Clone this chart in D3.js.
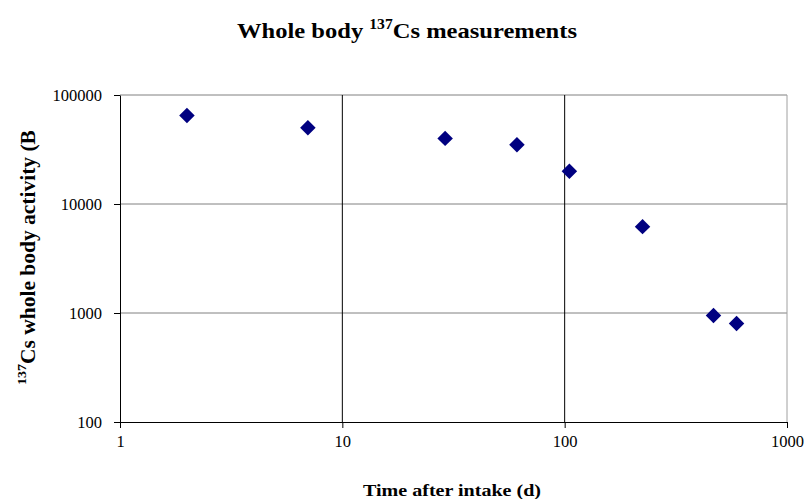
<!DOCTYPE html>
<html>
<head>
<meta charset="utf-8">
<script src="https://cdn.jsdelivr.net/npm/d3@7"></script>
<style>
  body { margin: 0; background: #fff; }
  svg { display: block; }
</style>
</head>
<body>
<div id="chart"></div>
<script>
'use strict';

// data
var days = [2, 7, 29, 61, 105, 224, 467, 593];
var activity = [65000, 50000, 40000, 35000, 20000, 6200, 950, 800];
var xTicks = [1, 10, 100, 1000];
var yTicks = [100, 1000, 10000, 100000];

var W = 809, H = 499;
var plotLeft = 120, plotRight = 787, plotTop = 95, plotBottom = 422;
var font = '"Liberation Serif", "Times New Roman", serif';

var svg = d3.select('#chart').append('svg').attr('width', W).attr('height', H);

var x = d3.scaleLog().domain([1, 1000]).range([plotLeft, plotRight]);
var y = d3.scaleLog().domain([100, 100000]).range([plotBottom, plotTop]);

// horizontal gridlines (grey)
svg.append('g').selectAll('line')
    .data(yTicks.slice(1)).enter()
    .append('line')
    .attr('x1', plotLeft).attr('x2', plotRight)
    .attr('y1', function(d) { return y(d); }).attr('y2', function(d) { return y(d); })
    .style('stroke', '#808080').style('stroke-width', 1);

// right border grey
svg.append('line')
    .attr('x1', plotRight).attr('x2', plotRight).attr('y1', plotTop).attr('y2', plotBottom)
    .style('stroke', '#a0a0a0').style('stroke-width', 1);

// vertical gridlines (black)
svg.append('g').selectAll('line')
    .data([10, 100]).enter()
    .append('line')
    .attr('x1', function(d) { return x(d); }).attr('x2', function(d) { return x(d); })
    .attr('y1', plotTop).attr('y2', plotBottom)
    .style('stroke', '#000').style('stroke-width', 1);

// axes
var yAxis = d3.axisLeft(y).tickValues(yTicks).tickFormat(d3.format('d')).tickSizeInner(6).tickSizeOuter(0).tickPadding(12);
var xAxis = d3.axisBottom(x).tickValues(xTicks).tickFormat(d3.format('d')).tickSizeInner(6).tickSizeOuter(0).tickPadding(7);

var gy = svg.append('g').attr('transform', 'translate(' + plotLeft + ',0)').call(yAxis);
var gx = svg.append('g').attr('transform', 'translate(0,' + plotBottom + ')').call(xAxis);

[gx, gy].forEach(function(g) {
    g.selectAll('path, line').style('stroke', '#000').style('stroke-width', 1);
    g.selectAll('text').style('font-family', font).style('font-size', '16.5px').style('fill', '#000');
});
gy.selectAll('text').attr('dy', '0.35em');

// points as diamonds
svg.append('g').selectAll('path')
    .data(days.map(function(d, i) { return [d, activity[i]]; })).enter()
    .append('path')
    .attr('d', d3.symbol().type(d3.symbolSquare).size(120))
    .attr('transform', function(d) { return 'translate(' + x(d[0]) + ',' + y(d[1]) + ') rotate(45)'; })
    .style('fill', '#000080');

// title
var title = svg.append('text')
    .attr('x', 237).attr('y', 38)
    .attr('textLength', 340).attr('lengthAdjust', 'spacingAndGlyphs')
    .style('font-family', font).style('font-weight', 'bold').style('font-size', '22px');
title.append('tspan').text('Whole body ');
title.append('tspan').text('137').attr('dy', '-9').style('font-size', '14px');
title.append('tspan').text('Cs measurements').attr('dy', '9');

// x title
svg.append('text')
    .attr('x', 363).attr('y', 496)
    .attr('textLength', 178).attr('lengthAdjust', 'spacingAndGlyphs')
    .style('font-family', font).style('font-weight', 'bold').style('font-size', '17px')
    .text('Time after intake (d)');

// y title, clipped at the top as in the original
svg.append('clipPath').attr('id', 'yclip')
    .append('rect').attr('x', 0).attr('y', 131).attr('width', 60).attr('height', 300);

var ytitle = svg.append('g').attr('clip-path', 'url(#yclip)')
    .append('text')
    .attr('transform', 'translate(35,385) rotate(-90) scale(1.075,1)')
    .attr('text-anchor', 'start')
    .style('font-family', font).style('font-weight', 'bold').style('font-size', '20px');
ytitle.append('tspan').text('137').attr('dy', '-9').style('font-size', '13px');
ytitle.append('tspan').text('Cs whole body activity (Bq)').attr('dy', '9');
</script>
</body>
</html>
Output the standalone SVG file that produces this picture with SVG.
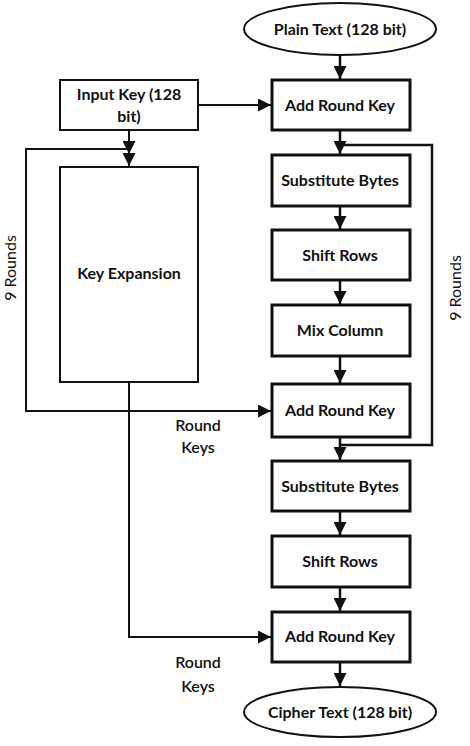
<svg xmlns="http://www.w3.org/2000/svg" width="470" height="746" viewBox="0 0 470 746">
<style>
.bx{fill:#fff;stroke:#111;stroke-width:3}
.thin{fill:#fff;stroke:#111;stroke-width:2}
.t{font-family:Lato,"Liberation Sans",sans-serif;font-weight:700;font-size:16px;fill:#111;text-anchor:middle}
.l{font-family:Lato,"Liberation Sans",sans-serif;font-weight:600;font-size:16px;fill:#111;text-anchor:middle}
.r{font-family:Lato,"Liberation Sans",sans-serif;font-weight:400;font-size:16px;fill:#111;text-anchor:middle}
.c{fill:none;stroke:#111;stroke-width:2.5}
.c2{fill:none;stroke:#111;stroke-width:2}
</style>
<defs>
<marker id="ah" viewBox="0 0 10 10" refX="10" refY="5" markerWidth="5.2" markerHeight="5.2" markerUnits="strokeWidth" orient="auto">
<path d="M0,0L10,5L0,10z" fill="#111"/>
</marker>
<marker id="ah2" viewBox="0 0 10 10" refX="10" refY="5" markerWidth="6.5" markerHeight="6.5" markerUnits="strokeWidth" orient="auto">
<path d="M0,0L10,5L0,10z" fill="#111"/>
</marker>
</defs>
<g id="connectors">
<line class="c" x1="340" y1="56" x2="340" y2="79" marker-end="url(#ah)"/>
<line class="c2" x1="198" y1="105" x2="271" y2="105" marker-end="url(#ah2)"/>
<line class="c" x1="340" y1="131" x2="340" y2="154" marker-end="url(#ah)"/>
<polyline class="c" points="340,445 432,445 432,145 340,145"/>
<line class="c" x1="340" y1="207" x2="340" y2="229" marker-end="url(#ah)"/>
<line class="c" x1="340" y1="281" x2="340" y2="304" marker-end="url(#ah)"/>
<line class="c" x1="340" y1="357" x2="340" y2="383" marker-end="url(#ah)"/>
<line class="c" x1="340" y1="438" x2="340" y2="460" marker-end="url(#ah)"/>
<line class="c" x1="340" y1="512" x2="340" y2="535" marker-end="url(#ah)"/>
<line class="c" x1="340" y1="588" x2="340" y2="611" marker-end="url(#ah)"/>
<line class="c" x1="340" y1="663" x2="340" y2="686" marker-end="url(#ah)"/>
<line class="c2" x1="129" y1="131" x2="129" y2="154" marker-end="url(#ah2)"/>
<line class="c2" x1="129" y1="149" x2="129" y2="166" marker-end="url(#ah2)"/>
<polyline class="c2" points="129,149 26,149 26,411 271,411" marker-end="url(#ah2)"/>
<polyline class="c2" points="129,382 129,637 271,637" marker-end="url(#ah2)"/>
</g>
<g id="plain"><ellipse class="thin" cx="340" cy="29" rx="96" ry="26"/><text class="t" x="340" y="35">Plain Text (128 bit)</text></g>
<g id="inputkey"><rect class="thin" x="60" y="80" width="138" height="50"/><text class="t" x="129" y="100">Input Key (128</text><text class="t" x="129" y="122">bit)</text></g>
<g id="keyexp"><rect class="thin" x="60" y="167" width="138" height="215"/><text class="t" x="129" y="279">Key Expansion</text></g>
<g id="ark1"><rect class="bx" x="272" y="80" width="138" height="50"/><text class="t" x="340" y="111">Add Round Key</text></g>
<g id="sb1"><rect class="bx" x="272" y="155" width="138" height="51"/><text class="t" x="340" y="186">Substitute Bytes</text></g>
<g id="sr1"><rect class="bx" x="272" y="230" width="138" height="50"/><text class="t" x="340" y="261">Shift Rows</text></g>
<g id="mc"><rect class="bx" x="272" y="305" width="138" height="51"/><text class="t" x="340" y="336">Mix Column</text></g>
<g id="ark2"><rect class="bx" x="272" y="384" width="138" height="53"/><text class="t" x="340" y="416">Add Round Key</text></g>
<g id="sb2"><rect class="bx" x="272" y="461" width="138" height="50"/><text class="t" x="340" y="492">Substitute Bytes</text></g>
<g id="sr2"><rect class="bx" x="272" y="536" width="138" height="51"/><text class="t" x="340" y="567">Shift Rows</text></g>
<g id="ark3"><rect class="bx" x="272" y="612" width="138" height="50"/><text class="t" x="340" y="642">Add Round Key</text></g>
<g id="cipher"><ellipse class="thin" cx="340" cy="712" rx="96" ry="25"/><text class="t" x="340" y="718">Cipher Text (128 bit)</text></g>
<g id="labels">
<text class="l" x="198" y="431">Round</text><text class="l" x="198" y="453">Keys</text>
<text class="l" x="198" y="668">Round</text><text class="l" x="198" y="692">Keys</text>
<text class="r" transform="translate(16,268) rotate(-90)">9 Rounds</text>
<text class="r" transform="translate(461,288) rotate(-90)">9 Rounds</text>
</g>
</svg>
§
# Given request
Reproduce the data above word for word from its first line through the line that holds "var yTicks = [100, 1000, 10000, 100000];", both ends included; skip pictures.

# Correct response
Clone this chart in D3.js.
<!DOCTYPE html>
<html>
<head>
<meta charset="utf-8">
<script src="https://cdn.jsdelivr.net/npm/d3@7"></script>
<style>
  body { margin: 0; background: #fff; }
  svg { display: block; }
</style>
</head>
<body>
<div id="chart"></div>
<script>
'use strict';

// data
var days = [2, 7, 29, 61, 105, 224, 467, 593];
var activity = [65000, 50000, 40000, 35000, 20000, 6200, 950, 800];
var xTicks = [1, 10, 100, 1000];
var yTicks = [100, 1000, 10000, 100000];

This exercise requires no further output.